**Given task**
Write out every entry precisely as given, leaving the pictures out.

**Input**
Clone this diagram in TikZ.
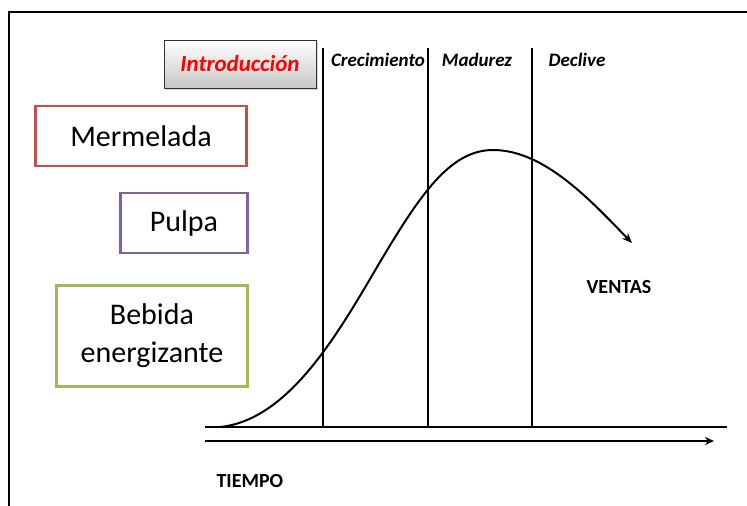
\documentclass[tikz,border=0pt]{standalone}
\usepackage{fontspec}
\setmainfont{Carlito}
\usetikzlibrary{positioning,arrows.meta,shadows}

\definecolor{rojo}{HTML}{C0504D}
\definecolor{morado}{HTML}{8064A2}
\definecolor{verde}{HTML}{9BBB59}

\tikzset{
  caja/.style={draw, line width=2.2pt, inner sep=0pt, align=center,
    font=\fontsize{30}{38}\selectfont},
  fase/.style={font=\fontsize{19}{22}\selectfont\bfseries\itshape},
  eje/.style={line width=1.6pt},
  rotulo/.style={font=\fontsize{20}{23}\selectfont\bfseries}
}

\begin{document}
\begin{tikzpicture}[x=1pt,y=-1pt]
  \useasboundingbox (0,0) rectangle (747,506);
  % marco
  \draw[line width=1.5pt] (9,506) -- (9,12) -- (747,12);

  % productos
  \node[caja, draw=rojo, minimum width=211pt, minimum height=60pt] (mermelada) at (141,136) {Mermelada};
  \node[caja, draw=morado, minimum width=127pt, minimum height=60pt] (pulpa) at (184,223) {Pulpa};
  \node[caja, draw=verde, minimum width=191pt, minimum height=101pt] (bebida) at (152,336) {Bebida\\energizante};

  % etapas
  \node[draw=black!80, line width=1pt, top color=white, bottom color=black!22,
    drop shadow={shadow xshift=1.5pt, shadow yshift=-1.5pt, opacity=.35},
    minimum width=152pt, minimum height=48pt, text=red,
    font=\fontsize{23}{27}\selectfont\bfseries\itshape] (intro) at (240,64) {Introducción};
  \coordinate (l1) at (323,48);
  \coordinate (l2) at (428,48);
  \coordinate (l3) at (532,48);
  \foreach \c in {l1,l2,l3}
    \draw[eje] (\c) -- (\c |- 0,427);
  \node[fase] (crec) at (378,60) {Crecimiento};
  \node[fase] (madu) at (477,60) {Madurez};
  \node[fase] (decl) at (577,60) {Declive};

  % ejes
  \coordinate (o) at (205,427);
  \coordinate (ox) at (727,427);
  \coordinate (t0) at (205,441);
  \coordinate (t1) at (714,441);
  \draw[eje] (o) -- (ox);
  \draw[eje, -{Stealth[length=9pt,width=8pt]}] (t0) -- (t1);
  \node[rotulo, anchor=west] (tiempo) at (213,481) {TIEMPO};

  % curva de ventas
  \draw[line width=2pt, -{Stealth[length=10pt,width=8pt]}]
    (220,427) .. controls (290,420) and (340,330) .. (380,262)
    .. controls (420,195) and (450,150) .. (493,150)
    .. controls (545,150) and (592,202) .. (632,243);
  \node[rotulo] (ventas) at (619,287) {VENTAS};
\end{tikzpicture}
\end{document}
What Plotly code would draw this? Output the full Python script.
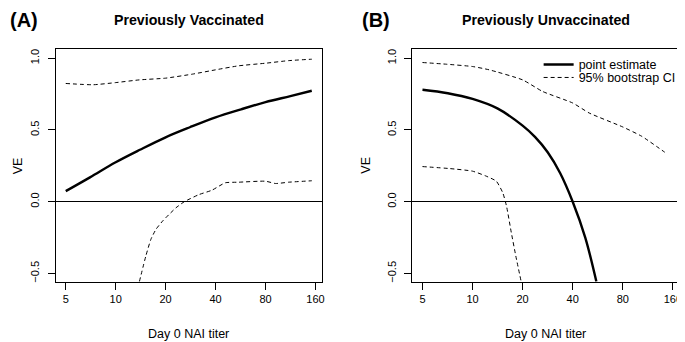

**Response to this exercise**
Clone this diagram in TikZ.
\documentclass[tikz,border=0pt]{standalone}
\usepackage{fontspec}
\setmainfont{Carlito}
\usetikzlibrary{positioning,arrows.meta,shadows}

\definecolor{rojo}{HTML}{C0504D}
\definecolor{morado}{HTML}{8064A2}
\definecolor{verde}{HTML}{9BBB59}

\tikzset{
  caja/.style={draw, line width=2.2pt, inner sep=0pt, align=center,
    font=\fontsize{30}{38}\selectfont},
  fase/.style={font=\fontsize{19}{22}\selectfont\bfseries\itshape},
  eje/.style={line width=1.6pt},
  rotulo/.style={font=\fontsize{20}{23}\selectfont\bfseries}
}

\begin{document}
\begin{tikzpicture}[x=1pt,y=-1pt]
  \useasboundingbox (0,0) rectangle (747,506);
  % marco
  \draw[line width=1.5pt] (9,506) -- (9,12) -- (747,12);

  % productos
  \node[caja, draw=rojo, minimum width=211pt, minimum height=60pt] (mermelada) at (141,136) {Mermelada};
  \node[caja, draw=morado, minimum width=127pt, minimum height=60pt] (pulpa) at (184,223) {Pulpa};
  \node[caja, draw=verde, minimum width=191pt, minimum height=101pt] (bebida) at (152,336) {Bebida\\energizante};

  % etapas
  \node[draw=black!80, line width=1pt, top color=white, bottom color=black!22,
    drop shadow={shadow xshift=1.5pt, shadow yshift=-1.5pt, opacity=.35},
    minimum width=152pt, minimum height=48pt, text=red,
    font=\fontsize{23}{27}\selectfont\bfseries\itshape] (intro) at (240,64) {Introducción};
  \coordinate (l1) at (323,48);
  \coordinate (l2) at (428,48);
  \coordinate (l3) at (532,48);
  \foreach \c in {l1,l2,l3}
    \draw[eje] (\c) -- (\c |- 0,427);
  \node[fase] (crec) at (378,60) {Crecimiento};
  \node[fase] (madu) at (477,60) {Madurez};
  \node[fase] (decl) at (577,60) {Declive};

  % ejes
  \coordinate (o) at (205,427);
  \coordinate (ox) at (727,427);
  \coordinate (t0) at (205,441);
  \coordinate (t1) at (714,441);
  \draw[eje] (o) -- (ox);
  \draw[eje, -{Stealth[length=9pt,width=8pt]}] (t0) -- (t1);
  \node[rotulo, anchor=west] (tiempo) at (213,481) {TIEMPO};

  % curva de ventas
  \draw[line width=2pt, -{Stealth[length=10pt,width=8pt]}]
    (220,427) .. controls (290,420) and (340,330) .. (380,262)
    .. controls (420,195) and (450,150) .. (493,150)
    .. controls (545,150) and (592,202) .. (632,243);
  \node[rotulo] (ventas) at (619,287) {VENTAS};
\end{tikzpicture}
\end{document}
What Plotly code would draw this? Output the full Python script.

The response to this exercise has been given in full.